Ceiling fans are often the most efficient option for circulating air, with many standard models using between 15 and 90 watts on their highest setting. The average wattage across various fan types running on high speed is approximately 39.3 watts, a number that drops dramatically when the fan is set to its lowest speed. This raw wattage figure represents the instant demand for electricity, which must then be factored into the duration of use to determine total energy consumption. Knowing these typical power ranges provides the first variable needed to calculate the actual cost of overnight operation.
Calculating Overnight Energy Cost
To determine the true cost of running a fan overnight, the fan’s wattage must be converted into kilowatt-hours (kWh), which is the unit your electric utility uses for billing. The calculation involves multiplying the fan’s wattage by the total hours of operation and then dividing that product by 1,000. For instance, a 50-watt fan running for eight hours overnight consumes 400 watt-hours, which translates to 0.4 kWh of electricity.
The next step is multiplying this total energy consumption by the local residential electricity rate. If the national average electricity cost is used as an example, set at $0.15 per kWh, the cost of running that 50-watt fan for one eight-hour night would be $0.06. Extending this over a full 30-day month shows an approximate total cost of $1.80 for continuous nightly operation. Even a larger 100-watt box fan running for the same eight hours would only result in a daily consumption of 0.8 kWh, costing about $0.12 per night and totaling around $3.60 for the month. These relatively low figures demonstrate that fans are an inexpensive method of temperature management compared to alternative cooling methods.
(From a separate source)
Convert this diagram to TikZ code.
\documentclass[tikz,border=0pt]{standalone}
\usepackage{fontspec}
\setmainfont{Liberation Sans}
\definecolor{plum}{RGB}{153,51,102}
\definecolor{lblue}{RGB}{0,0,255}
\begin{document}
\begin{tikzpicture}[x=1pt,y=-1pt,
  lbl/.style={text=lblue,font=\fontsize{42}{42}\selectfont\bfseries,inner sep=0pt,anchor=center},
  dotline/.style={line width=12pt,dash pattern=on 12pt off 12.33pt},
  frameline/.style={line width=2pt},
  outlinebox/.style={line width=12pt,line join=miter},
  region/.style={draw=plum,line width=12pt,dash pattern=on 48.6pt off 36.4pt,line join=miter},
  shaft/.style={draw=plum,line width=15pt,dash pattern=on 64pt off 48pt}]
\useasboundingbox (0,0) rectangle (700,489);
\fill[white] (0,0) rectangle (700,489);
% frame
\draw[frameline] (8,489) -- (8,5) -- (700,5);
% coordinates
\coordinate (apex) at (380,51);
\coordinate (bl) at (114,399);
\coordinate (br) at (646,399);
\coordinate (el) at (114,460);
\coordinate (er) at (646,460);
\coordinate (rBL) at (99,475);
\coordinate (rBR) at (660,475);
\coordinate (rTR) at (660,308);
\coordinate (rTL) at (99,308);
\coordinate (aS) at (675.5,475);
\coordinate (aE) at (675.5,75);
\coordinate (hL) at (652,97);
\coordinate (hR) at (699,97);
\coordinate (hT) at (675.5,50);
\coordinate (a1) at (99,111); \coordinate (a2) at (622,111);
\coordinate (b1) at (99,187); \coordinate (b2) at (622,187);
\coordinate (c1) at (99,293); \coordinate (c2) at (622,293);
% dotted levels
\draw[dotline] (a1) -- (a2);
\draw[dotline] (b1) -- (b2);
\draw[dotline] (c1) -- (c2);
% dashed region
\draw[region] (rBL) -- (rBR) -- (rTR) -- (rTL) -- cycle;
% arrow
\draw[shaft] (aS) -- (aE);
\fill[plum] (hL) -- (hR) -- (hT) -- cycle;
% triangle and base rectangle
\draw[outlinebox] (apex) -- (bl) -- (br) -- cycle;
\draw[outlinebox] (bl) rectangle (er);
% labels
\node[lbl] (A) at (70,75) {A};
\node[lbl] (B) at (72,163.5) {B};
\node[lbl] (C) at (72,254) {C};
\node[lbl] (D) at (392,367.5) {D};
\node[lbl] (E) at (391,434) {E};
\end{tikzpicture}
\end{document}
Factors That Change a Fan’s Energy Use
Several design and operational factors cause a fan’s actual energy draw to fluctuate from the average figures. The most significant is the motor technology used, specifically the difference between Alternating Current (AC) and Direct Current (DC) motors. Older or more budget-friendly fans often utilize AC motors, which can draw 60 to 100 watts at full speed. DC motors, which are found in newer, higher-end models, are considerably more efficient, consuming up to 70% less power, often peaking around 35 watts for the same amount of airflow.
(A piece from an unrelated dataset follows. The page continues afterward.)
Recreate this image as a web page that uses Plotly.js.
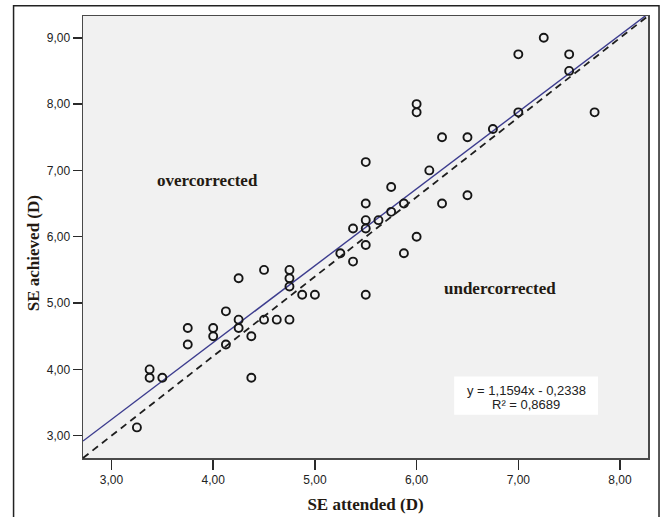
<!DOCTYPE html>
<html>
<head>
<meta charset="utf-8">
<script src="https://cdn.plot.ly/plotly-3.0.1.min.js"></script>
<style>html,body{margin:0;padding:0;background:#fff;}#chart{width:660px;height:517px;}</style>
</head>
<body>
<div id="chart"></div>
<script>
// Data
var seAttended = [3.25, 3.375, 3.375, 3.5, 3.75, 3.75, 4.0, 4.0, 4.125, 4.125,
  4.25, 4.25, 4.25, 4.375, 4.375, 4.5, 4.5, 4.625, 4.75, 4.75,
  4.75, 4.75, 4.875, 5.0, 5.25, 5.375, 5.375, 5.5, 5.5, 5.5,
  5.5, 5.5, 5.5, 5.625, 5.75, 5.75, 5.875, 5.875, 6.0, 6.0,
  6.0, 6.125, 6.25, 6.25, 6.5, 6.5, 6.75, 7.0, 7.0, 7.25,
  7.5, 7.5, 7.75];
var seAchieved = [3.125, 4.0, 3.875, 3.875, 4.625, 4.375, 4.625, 4.5, 4.875, 4.375,
  5.375, 4.75, 4.625, 4.5, 3.875, 5.5, 4.75, 4.75, 5.5, 5.375,
  5.25, 4.75, 5.125, 5.125, 5.75, 6.125, 5.625, 7.125, 6.5, 6.25,
  6.125, 5.875, 5.125, 6.25, 6.75, 6.375, 6.5, 5.75, 8.0, 7.875,
  6.0, 7.0, 7.5, 6.5, 7.5, 6.625, 7.625, 8.75, 7.875, 9.0,
  8.75, 8.5, 7.875];
var fitSlope = [1.1594];
var fitIntercept = [-0.2338];
var fitR2 = [0.8689];
var xTicks = [3, 4, 5, 6, 7, 8];
var yTicks = [3, 4, 5, 6, 7, 8, 9];
var regionLabels = ["overcorrected", "undercorrected"];
var axisTitles = ["SE attended (D)", "SE achieved (D)"];

var xRange = [2.72, 8.275];
var yRange = [2.664, 9.328];

function fmt(v, d) { return Math.abs(v).toFixed(d).replace('.', ','); }

var fitX = [xRange[0], xRange[1]];
var fitY = fitX.map(function (x) { return fitSlope[0] * x + fitIntercept[0]; });

var serif = 'Times New Roman, Liberation Serif, serif';
var sans = 'Arial, Liberation Sans, sans-serif';
var titleColor = '#231a12';

var traces = [
  {
    x: fitX, y: fitY, type: 'scatter', mode: 'lines',
    line: {color: '#3c3c8e', width: 1.4}, hoverinfo: 'skip', showlegend: false
  },
  {
    x: seAttended, y: seAchieved, type: 'scatter', mode: 'markers',
    marker: {symbol: 'circle-open', size: 8, color: '#161616', line: {width: 1.9, color: '#161616'}},
    showlegend: false, cliponaxis: false
  }
];

var eqText = 'y = ' + fmt(fitSlope[0], 4) + 'x ' + (fitIntercept[0] < 0 ? '-' : '+') + ' ' + fmt(fitIntercept[0], 4);
var r2Text = 'R² = ' + fmt(fitR2[0], 4);

var layout = {
  width: 660, height: 517,
  margin: {l: 83, r: 12, t: 16, b: 59},
  paper_bgcolor: '#ffffff',
  plot_bgcolor: '#f1f1f1',
  separators: ',.',
  showlegend: false,
  xaxis: {
    range: xRange, tickvals: xTicks, tickformat: '.2f',
    showgrid: false, zeroline: false,
    showline: true, linecolor: '#4a4a4a', linewidth: 1.5, mirror: true,
    ticks: 'outside', ticklen: 10, tickwidth: 1.5, tickcolor: '#2a2a2a',
    tickfont: {family: sans, size: 12, color: '#222222'},
    title: {text: '<b>' + axisTitles[0] + '</b>', font: {family: serif, size: 17, color: titleColor}, standoff: 12}
  },
  yaxis: {
    range: yRange, tickvals: yTicks, tickformat: '.2f',
    showgrid: false, zeroline: false,
    showline: true, linecolor: '#4a4a4a', linewidth: 1.5, mirror: true,
    ticks: 'outside', ticklen: 9, tickwidth: 1.5, tickcolor: '#2a2a2a',
    tickfont: {family: sans, size: 12, color: '#222222'}
  },
  shapes: [
    {type: 'line', xref: 'x domain', yref: 'y domain', x0: 0, y0: 0, x1: 1, y1: 1,
      line: {color: '#1e1e1e', width: 1.8, dash: '7px,5px'}},
    {type: 'rect', xref: 'paper', yref: 'paper', x0: 0.6569, x1: 0.9116, y0: 0.0979, y1: 0.1842,
      fillcolor: '#ffffff', line: {width: 0}},
    {type: 'rect', xref: 'paper', yref: 'paper', x0: -0.1229, x1: 1.0195, y0: -0.14, y1: 1.0233,
      fillcolor: 'rgba(0,0,0,0)', line: {color: '#222222', width: 1.5}, layer: 'below'}
  ],
  annotations: [
    {xref: 'paper', yref: 'paper', x: 0.221, y: 0.6288, text: '<b>' + regionLabels[0] + '</b>',
      showarrow: false, font: {family: serif, size: 17, color: titleColor}, xanchor: 'center', yanchor: 'middle'},
    {xref: 'paper', yref: 'paper', x: 0.7383, y: 0.3825, text: '<b>' + regionLabels[1] + '</b>',
      showarrow: false, font: {family: serif, size: 17, color: titleColor}, xanchor: 'center', yanchor: 'middle'},
    {xref: 'paper', yref: 'paper', x: -0.0881, y: 0.4638, text: '<b>' + axisTitles[1] + '</b>', textangle: -90,
      showarrow: false, font: {family: serif, size: 17, color: titleColor}, xanchor: 'center', yanchor: 'middle'},
    {xref: 'paper', yref: 'paper', x: 0.7843, y: 0.1536, text: eqText,
      showarrow: false, font: {family: sans, size: 13, color: '#222222'}, xanchor: 'center', yanchor: 'middle'},
    {xref: 'paper', yref: 'paper', x: 0.7843, y: 0.1220, text: r2Text,
      showarrow: false, font: {family: sans, size: 13, color: '#222222'}, xanchor: 'center', yanchor: 'middle'}
  ]
};

Plotly.newPlot('chart', traces, layout, {displayModeBar: false, staticPlot: true});
</script>
</body>
</html>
The speed setting is the most immediate operational factor influencing energy usage. A fan running on its lowest setting can use substantially less power than when operating on high. For an average fan, the power draw on the low setting can be as low as 6.9 watts, compared to 39.3 watts on high, resulting in a five-fold difference in consumption. Fan size also plays a role, as a larger motor is generally required to turn bigger blades, which increases the total wattage needed to move the air.